→ **Charts and diagrams as code**
-- BEGIN --

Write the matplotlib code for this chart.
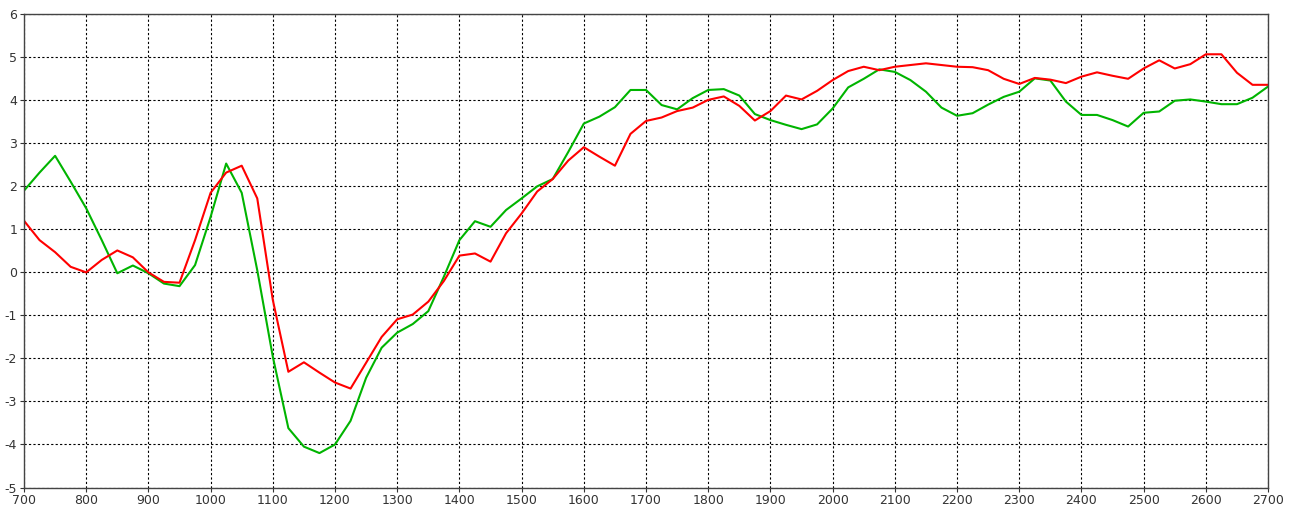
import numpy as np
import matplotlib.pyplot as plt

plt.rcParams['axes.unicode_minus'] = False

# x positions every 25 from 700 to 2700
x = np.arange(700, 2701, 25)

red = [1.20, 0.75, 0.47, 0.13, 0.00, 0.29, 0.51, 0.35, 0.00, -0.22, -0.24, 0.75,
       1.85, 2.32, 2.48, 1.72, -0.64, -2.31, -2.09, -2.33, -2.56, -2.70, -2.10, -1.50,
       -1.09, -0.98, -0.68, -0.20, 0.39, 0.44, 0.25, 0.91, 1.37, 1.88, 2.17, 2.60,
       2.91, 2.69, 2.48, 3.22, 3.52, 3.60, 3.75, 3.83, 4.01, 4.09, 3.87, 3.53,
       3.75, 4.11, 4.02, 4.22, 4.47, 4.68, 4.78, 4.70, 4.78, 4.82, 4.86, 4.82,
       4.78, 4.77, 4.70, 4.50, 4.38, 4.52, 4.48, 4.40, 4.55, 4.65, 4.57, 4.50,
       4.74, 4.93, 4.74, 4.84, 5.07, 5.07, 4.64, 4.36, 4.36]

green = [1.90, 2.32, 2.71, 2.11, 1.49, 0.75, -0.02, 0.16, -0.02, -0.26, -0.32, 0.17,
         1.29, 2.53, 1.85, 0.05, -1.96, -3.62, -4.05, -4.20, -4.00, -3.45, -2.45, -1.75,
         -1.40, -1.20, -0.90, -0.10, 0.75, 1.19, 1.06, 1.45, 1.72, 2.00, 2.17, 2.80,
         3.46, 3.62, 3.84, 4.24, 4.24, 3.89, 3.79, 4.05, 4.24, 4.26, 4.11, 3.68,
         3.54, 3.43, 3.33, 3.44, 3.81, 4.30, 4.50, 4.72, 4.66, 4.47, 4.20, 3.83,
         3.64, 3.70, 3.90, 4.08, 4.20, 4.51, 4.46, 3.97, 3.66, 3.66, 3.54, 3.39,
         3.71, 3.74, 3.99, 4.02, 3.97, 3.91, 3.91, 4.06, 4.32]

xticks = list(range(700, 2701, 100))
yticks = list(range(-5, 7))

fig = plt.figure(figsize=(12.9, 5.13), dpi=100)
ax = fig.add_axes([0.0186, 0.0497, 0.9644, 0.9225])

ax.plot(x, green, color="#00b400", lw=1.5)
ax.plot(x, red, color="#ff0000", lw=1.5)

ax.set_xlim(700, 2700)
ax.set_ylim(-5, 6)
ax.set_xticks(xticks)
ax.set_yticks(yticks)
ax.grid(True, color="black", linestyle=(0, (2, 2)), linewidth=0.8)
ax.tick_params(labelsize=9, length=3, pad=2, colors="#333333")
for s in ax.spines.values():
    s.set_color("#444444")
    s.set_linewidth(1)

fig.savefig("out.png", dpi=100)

-- END --
-- BEGIN --

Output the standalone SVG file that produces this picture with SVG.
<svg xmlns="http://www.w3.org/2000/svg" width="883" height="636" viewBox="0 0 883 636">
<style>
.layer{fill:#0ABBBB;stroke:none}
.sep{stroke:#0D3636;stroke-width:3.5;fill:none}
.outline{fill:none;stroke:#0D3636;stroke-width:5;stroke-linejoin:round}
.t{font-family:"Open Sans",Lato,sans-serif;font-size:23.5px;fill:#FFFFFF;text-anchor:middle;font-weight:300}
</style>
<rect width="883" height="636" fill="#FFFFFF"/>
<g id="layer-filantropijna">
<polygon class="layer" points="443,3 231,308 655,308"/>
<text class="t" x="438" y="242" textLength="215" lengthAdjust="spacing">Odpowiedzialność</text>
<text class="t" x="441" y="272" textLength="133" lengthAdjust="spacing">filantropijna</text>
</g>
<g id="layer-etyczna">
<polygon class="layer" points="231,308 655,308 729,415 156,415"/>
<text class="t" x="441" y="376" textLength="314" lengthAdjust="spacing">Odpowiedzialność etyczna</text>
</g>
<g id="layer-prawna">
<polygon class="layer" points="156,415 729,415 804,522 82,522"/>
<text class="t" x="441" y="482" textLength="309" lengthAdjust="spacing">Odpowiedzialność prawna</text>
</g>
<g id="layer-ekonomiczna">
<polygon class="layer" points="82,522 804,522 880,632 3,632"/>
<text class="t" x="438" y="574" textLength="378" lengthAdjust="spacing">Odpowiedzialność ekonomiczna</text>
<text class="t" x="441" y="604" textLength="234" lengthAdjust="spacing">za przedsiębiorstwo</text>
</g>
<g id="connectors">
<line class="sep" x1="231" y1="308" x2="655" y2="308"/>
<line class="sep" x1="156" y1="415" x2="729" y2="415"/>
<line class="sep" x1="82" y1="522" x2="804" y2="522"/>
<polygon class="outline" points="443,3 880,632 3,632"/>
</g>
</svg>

-- END --
-- BEGIN --

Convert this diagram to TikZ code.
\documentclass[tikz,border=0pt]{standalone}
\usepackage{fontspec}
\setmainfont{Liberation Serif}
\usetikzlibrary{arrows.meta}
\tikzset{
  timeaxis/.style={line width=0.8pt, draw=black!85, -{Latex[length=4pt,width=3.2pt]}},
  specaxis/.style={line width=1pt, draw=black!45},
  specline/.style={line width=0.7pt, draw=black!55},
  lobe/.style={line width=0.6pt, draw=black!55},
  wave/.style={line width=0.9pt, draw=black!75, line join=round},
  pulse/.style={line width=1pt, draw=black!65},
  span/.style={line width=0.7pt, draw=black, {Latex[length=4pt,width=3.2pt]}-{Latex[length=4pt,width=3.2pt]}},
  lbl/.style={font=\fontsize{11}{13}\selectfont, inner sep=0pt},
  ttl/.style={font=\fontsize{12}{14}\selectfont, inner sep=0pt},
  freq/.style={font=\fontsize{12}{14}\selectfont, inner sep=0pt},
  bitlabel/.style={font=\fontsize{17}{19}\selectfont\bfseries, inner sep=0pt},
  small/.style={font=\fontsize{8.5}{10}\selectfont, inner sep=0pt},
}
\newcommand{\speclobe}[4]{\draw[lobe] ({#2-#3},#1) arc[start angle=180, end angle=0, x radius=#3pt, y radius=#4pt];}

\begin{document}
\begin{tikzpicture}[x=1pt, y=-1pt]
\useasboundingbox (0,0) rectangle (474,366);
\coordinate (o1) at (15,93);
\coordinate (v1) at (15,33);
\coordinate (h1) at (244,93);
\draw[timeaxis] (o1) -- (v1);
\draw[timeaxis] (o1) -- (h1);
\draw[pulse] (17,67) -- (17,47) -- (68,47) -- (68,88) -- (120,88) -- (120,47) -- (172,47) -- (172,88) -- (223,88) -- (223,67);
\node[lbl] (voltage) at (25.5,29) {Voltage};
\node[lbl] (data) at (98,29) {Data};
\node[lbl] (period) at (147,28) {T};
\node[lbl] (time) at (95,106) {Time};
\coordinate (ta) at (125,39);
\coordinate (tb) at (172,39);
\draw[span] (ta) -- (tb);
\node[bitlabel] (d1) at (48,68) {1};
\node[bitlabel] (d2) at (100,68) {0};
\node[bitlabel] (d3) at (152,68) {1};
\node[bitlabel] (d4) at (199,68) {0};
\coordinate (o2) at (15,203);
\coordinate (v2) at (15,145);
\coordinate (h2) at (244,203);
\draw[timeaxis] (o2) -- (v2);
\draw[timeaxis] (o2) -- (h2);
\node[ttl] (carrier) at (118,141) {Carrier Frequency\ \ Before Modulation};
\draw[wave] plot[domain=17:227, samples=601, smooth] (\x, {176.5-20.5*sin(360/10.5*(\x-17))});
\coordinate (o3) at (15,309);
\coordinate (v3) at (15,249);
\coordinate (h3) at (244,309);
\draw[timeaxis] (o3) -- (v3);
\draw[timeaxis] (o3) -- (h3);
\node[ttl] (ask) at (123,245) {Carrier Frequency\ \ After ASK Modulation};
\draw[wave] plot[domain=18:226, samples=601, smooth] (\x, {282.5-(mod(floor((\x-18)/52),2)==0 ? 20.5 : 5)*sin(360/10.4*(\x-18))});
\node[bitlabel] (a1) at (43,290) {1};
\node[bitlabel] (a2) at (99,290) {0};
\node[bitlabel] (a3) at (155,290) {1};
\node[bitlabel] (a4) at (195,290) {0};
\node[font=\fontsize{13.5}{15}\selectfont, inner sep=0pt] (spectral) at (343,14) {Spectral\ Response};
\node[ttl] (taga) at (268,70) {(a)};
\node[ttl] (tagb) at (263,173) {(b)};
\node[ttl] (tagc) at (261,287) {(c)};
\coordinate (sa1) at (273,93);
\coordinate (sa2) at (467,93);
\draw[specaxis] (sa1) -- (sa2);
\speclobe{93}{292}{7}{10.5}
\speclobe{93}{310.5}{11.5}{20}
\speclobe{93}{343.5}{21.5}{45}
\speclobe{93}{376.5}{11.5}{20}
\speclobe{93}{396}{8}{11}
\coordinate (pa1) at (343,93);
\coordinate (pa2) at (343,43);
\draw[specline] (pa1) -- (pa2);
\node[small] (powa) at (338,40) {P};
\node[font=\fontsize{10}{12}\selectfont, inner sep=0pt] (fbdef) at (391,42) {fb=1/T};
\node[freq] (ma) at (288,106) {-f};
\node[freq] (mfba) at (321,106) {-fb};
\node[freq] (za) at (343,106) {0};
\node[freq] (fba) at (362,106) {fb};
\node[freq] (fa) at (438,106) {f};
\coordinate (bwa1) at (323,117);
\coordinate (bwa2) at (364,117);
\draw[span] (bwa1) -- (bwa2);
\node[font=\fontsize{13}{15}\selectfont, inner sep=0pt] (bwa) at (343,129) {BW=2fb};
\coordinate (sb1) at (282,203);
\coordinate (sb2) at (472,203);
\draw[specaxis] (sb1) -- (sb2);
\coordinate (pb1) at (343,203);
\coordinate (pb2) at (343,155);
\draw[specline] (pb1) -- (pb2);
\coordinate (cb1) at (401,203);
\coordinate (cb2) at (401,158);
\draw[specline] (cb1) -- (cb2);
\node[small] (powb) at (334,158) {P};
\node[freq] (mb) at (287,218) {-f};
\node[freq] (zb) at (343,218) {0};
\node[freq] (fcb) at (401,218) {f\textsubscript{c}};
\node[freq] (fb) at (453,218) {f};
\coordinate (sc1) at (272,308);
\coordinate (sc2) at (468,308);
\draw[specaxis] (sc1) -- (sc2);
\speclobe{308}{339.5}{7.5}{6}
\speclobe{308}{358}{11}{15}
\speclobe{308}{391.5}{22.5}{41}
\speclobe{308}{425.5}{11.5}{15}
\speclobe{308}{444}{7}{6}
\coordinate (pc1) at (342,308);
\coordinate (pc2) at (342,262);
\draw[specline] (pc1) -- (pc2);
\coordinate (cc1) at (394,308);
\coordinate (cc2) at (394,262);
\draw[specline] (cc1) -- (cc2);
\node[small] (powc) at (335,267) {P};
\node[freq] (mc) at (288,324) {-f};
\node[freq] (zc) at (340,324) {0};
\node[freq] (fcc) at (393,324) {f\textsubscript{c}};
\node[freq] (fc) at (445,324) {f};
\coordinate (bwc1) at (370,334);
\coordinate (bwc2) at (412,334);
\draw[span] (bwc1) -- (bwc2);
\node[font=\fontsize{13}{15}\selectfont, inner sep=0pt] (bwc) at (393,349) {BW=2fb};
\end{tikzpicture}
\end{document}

-- END --

→ **Problem requirements**
Of the lines above, copy only those from the one holding "Write the matplotlib code for this chart." to the one holding "x = np.arange(700, 2701, 25)", both included, and exclude every image.

→ **Response to the exercise**
Write the matplotlib code for this chart.
import numpy as np
import matplotlib.pyplot as plt

plt.rcParams['axes.unicode_minus'] = False

# x positions every 25 from 700 to 2700
x = np.arange(700, 2701, 25)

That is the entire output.